Another issue gnawing at investors is an obligation that General Growth Properties inherited when it merged with the Rouse Company. In 1996, the Rouse Company purchased the remnants of the empire of Howard Hughes, which at the time included tens of thousands of acres of land in Nevada and Los Angeles. As part of this deal, Rouse signed a contingent stock agreement (CSA) that obligated them to pay out stock twice yearly to the Hughes descendants, and to make one final payment in 2010 based on a final valuation in 2009. General Growth Properties assumed the obligations under this CSA after the merger with Rouse, and the company expects the payout to be "significant". Although the payout will be in stock, and not cash, it has raised fears of dilution amongst existing investors.
Dividend Cut
The company recently suspended its dividend despite management insistence at the last conference call that it didn't need to. President and COO Robert A. Michaels said, "there is no need to consider reducing our dividend. We've outlined so many different places that we can get cash; there are so many things we would do before we cut our dividend...I can't imagine any scenario where we would need to cut our dividend."
Perhaps the situation at General Growth Properties will ignite more debate over funds from operations (FFO), a commonly used metric in the REIT industry to measure performance. The company reported core FFO of $872 million in 2006 and $881 million in 2007, something that investors might see as an indication of financial strength. The company defines this core FFO as funds from operations, excluding the real estate property net operating income from the Master Planned Communities segment and the provision for income taxes. The company considers it the best measure of its performance.
Other REITs have been sold off due to general concerns about real estate and leverage concerns. Developers Diversified Realty Corp. (NYSE:DDR) is down significantly after the company revealed that it had $1.7 billion in debt due over the next two years, and that it had 38 locations in its portfolio leased to Mervyn's, a regional department store that announced it was closing all of its locations after the holiday season.
Several exchange-traded funds (ETFs) that track the REIT industry overall are down year-to-date, providing an opportunity for investors if they feel the sector has bottomed. The Vanguard REIT Index (NYSE:VNQ) is trading around $40, down from its all-time high of nearly $80 in February 2007. The Dow Jones Wilshire REIT SPDR (AMEX:RWR) is trading at $44, down from its all-time high around $90 in February 2007. (Thinking about building an ETF portfolio? Read 3 Steps to a Profitable ETF Portfolio.)
General Growth Properties has experienced a large sell-off due to investor concerns about its ability to rollover its huge debt load as well as worries over possible future dilution.
General Growth Properties is a real estate investment trust (REIT) that specializes in retail properties. The company owns or has management responsibility for over 200 properties, and is diversified by store category and geography. It also has a Master Planned Communities segment that develops property for residential and commercial use. (Interested in learning about real estate investment trusts? Check out What Are REITs?)
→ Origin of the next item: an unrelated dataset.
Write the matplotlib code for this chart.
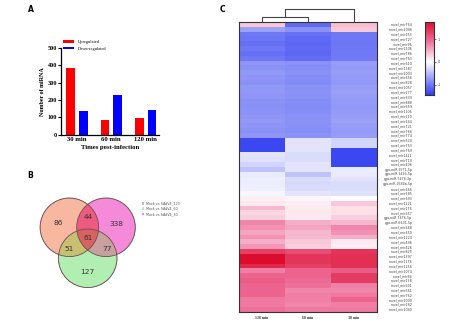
import numpy as np
import matplotlib
matplotlib.use('Agg')
import matplotlib.pyplot as plt
from matplotlib.colors import LinearSegmentedColormap, to_rgba
from matplotlib.patches import Circle, Rectangle

# ---- data ----
times = ['30 min', '60 min', '120 min']
upregulated = [383, 83, 97]
downregulated = [135, 230, 142]

venn_counts = {'1': 86, '12': 44, '2': 338, '123': 61, '13': 51, '23': 77, '3': 127}
venn_sets = ['Mock vs SAdV4_120', 'Mock vs SAdV4_60', 'Mock vs SAdV4_30']

heat_cols = ['120 min', '60 min', '30 min']
row_labels = [
    'novel_mir764', 'novel_mir2006', 'novel_mir153', 'novel_mir727', 'novel_mir96',
    'novel_mir1306', 'novel_mir786', 'novel_mir763', 'novel_mir610', 'novel_mir1387',
    'novel_mir1003', 'novel_mir456', 'novel_mir828', 'novel_mir1057', 'novel_mir277',
    'novel_mir639', 'novel_mir888', 'novel_mir659', 'novel_mir1106', 'novel_mir210',
    'novel_mir644', 'novel_mir721', 'novel_mir766', 'novel_mir774', 'novel_mir520',
    'novel_mir753', 'novel_mir769', 'novel_mir1411', 'novel_mir719', 'novel_mir406',
    'gga-miR-1571-5p', 'gga-miR-1416-5p', 'gga-miR-7476-3p', 'gga-miR-1684a-5p', 'novel_mir666',
    'novel_mir585', 'novel_mir693', 'novel_mir1221', 'novel_mir176', 'novel_mir657',
    'gga-miR-7476-5p', 'gga-miR-6631-5p', 'novel_mir668', 'novel_mir450', 'novel_mir1224',
    'novel_mir496', 'novel_mir426', 'novel_mir825', 'novel_mir1397', 'novel_mir1176',
    'novel_mir1256', 'novel_mir1074', 'novel_mir84', 'novel_mir138', 'novel_mir601',
    'novel_mir561', 'novel_mir762', 'novel_mir1000', 'novel_mir282', 'novel_mir1040',
]
# z-scores per row: 120 min, 60 min, 30 min
col_120 = [0.35, -0.70, -1.00, -1.02, -1.05, -1.00, -1.05, -1.00, -0.78, -0.80,
           -0.76, -0.78, -0.80, -0.77, -0.75, -0.78, -0.80, -0.82, -0.80, -0.78,
           -0.76, -0.78, -0.80, -0.78, -1.35, -1.35, -1.35, -0.20, -0.22, -0.30,
           -0.45, -0.15, -0.12, -0.12, -0.10, -0.05, 0.10, 0.15, 0.45, 0.25,
           0.30, 0.75, 0.70, 0.55, 0.70, 0.50, 0.65, 1.30, 1.75, 1.75,
           1.50, 0.80, 1.00, 1.05, 1.00, 1.00, 1.00, 0.85, 0.85, 0.90]
col_60 = [-1.10, -0.80, -1.05, -1.10, -1.12, -1.10, -1.12, -1.08, -0.82, -0.84,
          -0.82, -0.84, -0.85, -0.82, -0.80, -0.82, -0.84, -0.86, -0.84, -0.82,
          -0.80, -0.82, -0.84, -0.80, -0.20, -0.20, -0.20, -0.25, -0.25, -0.20,
          -0.20, -0.45, -0.25, -0.28, -0.25, -0.20, 0.05, 0.10, 0.12, 0.15,
          0.15, 0.50, 0.55, 0.45, 0.45, 0.35, 0.30, 1.20, 1.40, 1.40,
          1.30, 1.00, 1.00, 0.95, 0.90, 0.75, 0.80, 0.80, 0.75, 0.85]
col_30 = [0.40, 0.35, -1.00, -1.00, -1.02, -1.00, -0.98, -0.98, -0.72, -0.74,
          -0.72, -0.74, -0.75, -0.72, -0.70, -0.72, -0.74, -0.76, -0.74, -0.72,
          -0.70, -0.72, -0.74, -0.72, -0.30, -0.30, -1.35, -1.35, -1.35, -1.35,
          -0.15, -0.15, -0.20, -0.25, -0.25, -0.22, 0.00, 0.35, 0.20, 0.20,
          0.30, 0.45, 0.75, 0.70, 0.50, 0.15, 0.10, 1.40, 1.45, 1.45,
          1.45, 1.05, 1.35, 1.35, 0.80, 0.75, 0.85, 1.00, 0.80, 0.85]
dendro_heights = [1.0, 2.5]   # merge (120,60) then with 30

W, H = 474, 333
fig = plt.figure(figsize=(W / 100, H / 100), dpi=100)


def px(l, t, r, b):
    return [l / W, 1 - b / H, (r - l) / W, (b - t) / H]


serif = 'Liberation Serif'

# ---- panel letters ----
for txt, x, y in [('A', 30.5, 10), ('B', 30.5, 176), ('C', 222.5, 9.5)]:
    fig.text(x / W, 1 - y / H, txt, fontsize=5.5, fontweight='bold', ha='center', va='center')

# ---- A: bar chart ----
ax = fig.add_axes(px(61, 48, 159, 134.7))
x = np.arange(len(times))
ax.bar(x - 0.185, upregulated, width=0.25, color='#ff0000', label='Upregulated')
ax.bar(x + 0.185, downregulated, width=0.25, color='#0000ff', label='Down-regulated')
ax.set_xlim(-0.466, 2.39)
ax.set_ylim(0, 500)
ax.set_yticks([0, 100, 200, 300, 400, 500])
ax.set_xticks(x)
ax.set_xticklabels(times)
for s in ['top', 'right']:
    ax.spines[s].set_visible(False)
for s in ['left', 'bottom']:
    ax.spines[s].set_linewidth(0.9)
ax.tick_params(axis='y', length=2, width=0.8, pad=1, labelsize=4.5)
ax.tick_params(axis='x', length=0, pad=2, labelsize=4.8)
for lab in ax.get_xticklabels() + ax.get_yticklabels():
    lab.set_fontfamily(serif)
    lab.set_fontweight('bold')
ax.set_xlabel('Times post-infection', fontsize=4.8, fontweight='bold', family=serif, labelpad=1.5)
ax.set_ylabel('Number of miRNA', fontsize=4.3, fontweight='bold', family=serif, labelpad=1.5)
ax.legend(loc='lower left', bbox_to_anchor=(0.02, 0.97), frameon=False,
          prop={'family': serif, 'size': 3.2}, handlelength=2.5, handleheight=0.6,
          labelspacing=0.5, handletextpad=0.8, borderpad=0, borderaxespad=0)

# ---- B: venn ----
vax = fig.add_axes([0, 0, 1, 1])
vax.set_xlim(0, W)
vax.set_ylim(H, 0)
vax.axis('off')
vcx, vcy, vd, vr = 87.7, 237.7, 18.3, 29.3
centres = [(vcx - vd, vcy - 10.4), (vcx + vd, vcy - 10.4), (vcx, vcy + 20.6)]
region_colors = {'1': '#f8b8a2', '2': '#f58ad8', '3': '#b0f0b2', '12': '#ee5a80',
                 '13': '#c8c074', '23': '#c8a0a0', '123': '#d86262'}
# fill each region with its own colour on a fine grid
x0, x1, y0, y1 = 35, 140, 195, 300
gx, gy = np.meshgrid(np.linspace(x0, x1, 525), np.linspace(y0, y1, 525))
inside = [(gx - cx) ** 2 + (gy - cy) ** 2 <= vr ** 2 for cx, cy in centres]
img = np.zeros(gx.shape + (4,))
for key, c in region_colors.items():
    mask = np.ones(gx.shape, bool)
    for k in range(3):
        mask &= inside[k] if str(k + 1) in key else ~inside[k]
    img[mask] = to_rgba(c)
vax.imshow(img, extent=[x0, x1, y1, y0], origin='upper', interpolation='bilinear')
vax.set_xlim(0, W)
vax.set_ylim(H, 0)
vax.set_aspect('auto')
for (cx, cy) in centres:
    vax.add_patch(Circle((cx, cy), vr, facecolor='none', edgecolor='#6a5050', lw=0.6))
label_pos = {'1': (58.3, 222.7), '12': (88.3, 216.7), '2': (116.7, 224.3), '123': (88.3, 238.3),
             '13': (69, 249), '23': (107.3, 249.3), '3': (87.3, 271.7)}
for k, v in venn_counts.items():
    vx, vy = label_pos[k]
    vax.text(vx, vy, str(v), fontsize=5.3, color='#333333', ha='center', va='center')
leg_colors = ['#d9b9a3', '#b2efc0', '#f48ad4']
for i, (name, c) in enumerate(zip(venn_sets, leg_colors)):
    yy = 203.3 + 5.3 * i
    vax.add_patch(Rectangle((141.7, yy - 1.3), 2.6, 2.6, facecolor=c, edgecolor='none'))
    vax.text(146, yy, name, fontsize=2.4, color='#555555', va='center', ha='left')

# ---- C: heatmap ----
data = np.array([col_120, col_60, col_30]).T
cmap = LinearSegmentedColormap.from_list(
    'hm', [(0, '#2f3cf0'), (0.453, '#ffffff'), (0.74, '#ee6e9a'), (1, '#dc0c2c')])
vmin, vmax = -1.45, 1.75
hax = fig.add_axes(px(238.5, 22.3, 376.5, 312.1))
hax.imshow(data, cmap=cmap, vmin=vmin, vmax=vmax, aspect='auto', interpolation='nearest')
hax.set_xticks([])
hax.set_yticks([])
for s in hax.spines.values():
    s.set_linewidth(0.8)
    s.set_color('#333333')
for i, name in enumerate(row_labels):
    hax.text(1.26, i, name, transform=hax.get_yaxis_transform(), fontsize=2.3,
             color='#444444', ha='right', va='center')
for j, name in enumerate(heat_cols):
    hax.text(j, -0.02, name, transform=hax.get_xaxis_transform(), fontsize=2.8,
             fontweight='bold', family=serif, color='#333333', ha='center', va='center')
hax.set_ylim(len(row_labels) - 0.5, -0.5)

# dendrogram
dax = fig.add_axes(px(238.5, 5, 376.5, 22.3))
dax.set_xlim(-0.5, 2.5)
dax.set_ylim(0, dendro_heights[1] * 17.3 / 13.3)
dax.axis('off')
h1, h2 = dendro_heights
dc = '#444444'
dax.plot([0, 0, 1, 1], [0, h1, h1, 0], color=dc, lw=0.8)
dax.plot([0.5, 0.5, 2, 2], [h1, h2, h2, 0], color=dc, lw=0.8)

# colorbar
cax = fig.add_axes(px(425, 22, 434, 95))
grad = np.linspace(vmax, vmin, 256).reshape(-1, 1)
cax.imshow(grad, cmap=cmap, vmin=vmin, vmax=vmax, aspect='auto',
           extent=[0, 1, vmin, vmax], origin='upper')
cax.set_xticks([])
cax.yaxis.tick_right()
cax.set_yticks([1, 0, -1])
cax.set_yticklabels(['1', '0', '-1'])
cax.tick_params(axis='y', length=1.5, width=0.5, labelsize=2.5, pad=1, colors='#444444')
for s in cax.spines.values():
    s.set_linewidth(0.8)
    s.set_color('#333333')

fig.savefig('out.png', dpi=100)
Too Much Debt At Wrong Time
General Growth Properties has total portfolio debt at June 30, 2008 of $27.4 billion. On July 11, 2008, the company borrowed $875 million under a new secured mortgage loan facility and paid down all of its third quarter maturing debt, except for a small issue with a prepayment penalty. The maximum balance permitted under this facility is $1.75 billion. The company since has accessed this facility at least two more times, bringing the total owed to $1.51 billion as of September 17, 2008. The company no doubt will update the investment community about its rollover schedule at the next earnings release, but the general worry about this leverage has hurt the stock. As of noon on Wednesday October 22, 2008, the stock was down almost 30%, trading at $3.40.
Another issue gnawing at investors is an obligation that General Growth Properties inherited when it merged with the Rouse Company. In 1996, the Rouse Company purchased the remnants of the empire of Howard Hughes, which at the time included tens of thousands of acres of land in Nevada and Los Angeles. As part of this deal, Rouse signed a contingent stock agreement (CSA) that obligated them to pay out stock twice yearly to the Hughes descendants, and to make one final payment in 2010 based on a final valuation in 2009. General Growth Properties assumed the obligations under this CSA after the merger with Rouse, and the company expects the payout to be "significant". Although the payout will be in stock, and not cash, it has raised fears of dilution amongst existing investors.
Dividend Cut
The company recently suspended its dividend despite management insistence at the last conference call that it didn't need to. President and COO Robert A. Michaels said, "there is no need to consider reducing our dividend. We've outlined so many different places that we can get cash; there are so many things we would do before we cut our dividend...I can't imagine any scenario where we would need to cut our dividend."
Other REITs have been sold off due to general concerns about real estate and leverage concerns. Developers Diversified Realty Corp. (NYSE:DDR) is down significantly after the company revealed that it had $1.7 billion in debt due over the next two years, and that it had 38 locations in its portfolio leased to Mervyn's, a regional department store that announced it was closing all of its locations after the holiday season.
Several exchange-traded funds (ETFs) that track the REIT industry overall are down year-to-date, providing an opportunity for investors if they feel the sector has bottomed. The Vanguard REIT Index (NYSE:VNQ) is trading around $40, down from its all-time high of nearly $80 in February 2007. The Dow Jones Wilshire REIT SPDR (AMEX:RWR) is trading at $44, down from its all-time high around $90 in February 2007. (Thinking about building an ETF portfolio? Read 3 Steps to a Profitable ETF Portfolio.)
General Growth Properties has experienced a large sell-off due to investor concerns about its ability to rollover its huge debt load as well as worries over possible future dilution.